=== INFORMATION SUPPLIED ===

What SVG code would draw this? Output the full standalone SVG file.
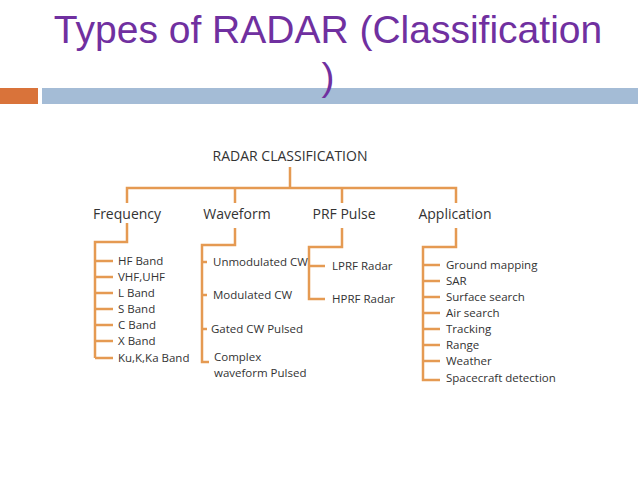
<svg xmlns="http://www.w3.org/2000/svg" width="638" height="478" viewBox="0 0 638 478">
<style>
.t{font-family:"Liberation Sans",Arial,sans-serif;fill:#7030A0;font-size:39px}
.h{font-family:"Open Sans","Liberation Sans",sans-serif;fill:#333;font-size:14px}
.s{font-family:"Open Sans","Liberation Sans",sans-serif;fill:#333;font-size:11.5px}
.c{fill:none;stroke:#E59A52;stroke-width:2.5}
</style>
<rect width="638" height="478" fill="#fff"/>
<rect x="0" y="88" width="38" height="16" fill="#D9733A"/>
<rect x="42" y="88" width="596" height="16" fill="#A4BCD6"/>
<text class="t" x="328" y="43" text-anchor="middle">Types of RADAR (Classification</text>
<text class="t" x="328" y="90" text-anchor="middle">)</text>
<g id="connectors" class="c">
<path d="M290 167V188M127 203V188H456V203M235 188V203M342 188V203"/>
<path d="M127 223V242H95V358M95 261H113M95 277H113M95 293H113M95 309H113M95 325H113M95 341H113M95 358H113"/>
<path d="M235 228V245H202V362H209M202 262H207M202 295H207M202 329H207"/>
<path d="M342 228V247H309V299H325M309 266H325"/>
<path d="M456 228V247H423V380H440M423 265H440M423 281H440M423 297H440M423 313H440M423 329H440M423 345H440M423 361H440"/>
</g>
<g id="root"><text class="h" x="290" y="161" text-anchor="middle">RADAR CLASSIFICATION</text></g>
<g id="frequency"><text class="h" x="127" y="219" text-anchor="middle">Frequency</text></g>
<g id="waveform"><text class="h" x="237" y="219" text-anchor="middle">Waveform</text></g>
<g id="prf"><text class="h" x="344" y="219" text-anchor="middle">PRF Pulse</text></g>
<g id="application"><text class="h" x="455" y="219" text-anchor="middle">Application</text></g>
<g id="freq-items" class="s">
<text x="118" y="265">HF Band</text><text x="118" y="281">VHF,UHF</text><text x="118" y="297">L Band</text><text x="118" y="313">S Band</text><text x="118" y="329">C Band</text><text x="118" y="345">X Band</text><text x="118" y="362">Ku,K,Ka Band</text>
</g>
<g id="wave-items" class="s">
<text x="213" y="266">Unmodulated CW</text><text x="213" y="299">Modulated CW</text><text x="211" y="333">Gated CW Pulsed</text><text x="214" y="361">Complex</text><text x="214" y="377">waveform Pulsed</text>
</g>
<g id="prf-items" class="s"><text x="332" y="270">LPRF Radar</text><text x="332" y="303">HPRF Radar</text></g>
<g id="app-items" class="s">
<text x="446" y="269">Ground mapping</text><text x="446" y="285">SAR</text><text x="446" y="301">Surface search</text><text x="446" y="317">Air search</text><text x="446" y="333">Tracking</text><text x="446" y="349">Range</text><text x="446" y="365">Weather</text><text x="446" y="382">Spacecraft detection</text>
</g>
</svg>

===

• TASK BRIEF:
Reproduce the whole listing exactly, but not the images in it.

• ANSWER FOR THIS EXERCISE:
What SVG code would draw this? Output the full standalone SVG file.
<svg xmlns="http://www.w3.org/2000/svg" width="638" height="478" viewBox="0 0 638 478">
<style>
.t{font-family:"Liberation Sans",Arial,sans-serif;fill:#7030A0;font-size:39px}
.h{font-family:"Open Sans","Liberation Sans",sans-serif;fill:#333;font-size:14px}
.s{font-family:"Open Sans","Liberation Sans",sans-serif;fill:#333;font-size:11.5px}
.c{fill:none;stroke:#E59A52;stroke-width:2.5}
</style>
<rect width="638" height="478" fill="#fff"/>
<rect x="0" y="88" width="38" height="16" fill="#D9733A"/>
<rect x="42" y="88" width="596" height="16" fill="#A4BCD6"/>
<text class="t" x="328" y="43" text-anchor="middle">Types of RADAR (Classification</text>
<text class="t" x="328" y="90" text-anchor="middle">)</text>
<g id="connectors" class="c">
<path d="M290 167V188M127 203V188H456V203M235 188V203M342 188V203"/>
<path d="M127 223V242H95V358M95 261H113M95 277H113M95 293H113M95 309H113M95 325H113M95 341H113M95 358H113"/>
<path d="M235 228V245H202V362H209M202 262H207M202 295H207M202 329H207"/>
<path d="M342 228V247H309V299H325M309 266H325"/>
<path d="M456 228V247H423V380H440M423 265H440M423 281H440M423 297H440M423 313H440M423 329H440M423 345H440M423 361H440"/>
</g>
<g id="root"><text class="h" x="290" y="161" text-anchor="middle">RADAR CLASSIFICATION</text></g>
<g id="frequency"><text class="h" x="127" y="219" text-anchor="middle">Frequency</text></g>
<g id="waveform"><text class="h" x="237" y="219" text-anchor="middle">Waveform</text></g>
<g id="prf"><text class="h" x="344" y="219" text-anchor="middle">PRF Pulse</text></g>
<g id="application"><text class="h" x="455" y="219" text-anchor="middle">Application</text></g>
<g id="freq-items" class="s">
<text x="118" y="265">HF Band</text><text x="118" y="281">VHF,UHF</text><text x="118" y="297">L Band</text><text x="118" y="313">S Band</text><text x="118" y="329">C Band</text><text x="118" y="345">X Band</text><text x="118" y="362">Ku,K,Ka Band</text>
</g>
<g id="wave-items" class="s">
<text x="213" y="266">Unmodulated CW</text><text x="213" y="299">Modulated CW</text><text x="211" y="333">Gated CW Pulsed</text><text x="214" y="361">Complex</text><text x="214" y="377">waveform Pulsed</text>
</g>
<g id="prf-items" class="s"><text x="332" y="270">LPRF Radar</text><text x="332" y="303">HPRF Radar</text></g>
<g id="app-items" class="s">
<text x="446" y="269">Ground mapping</text><text x="446" y="285">SAR</text><text x="446" y="301">Surface search</text><text x="446" y="317">Air search</text><text x="446" y="333">Tracking</text><text x="446" y="349">Range</text><text x="446" y="365">Weather</text><text x="446" y="382">Spacecraft detection</text>
</g>
</svg>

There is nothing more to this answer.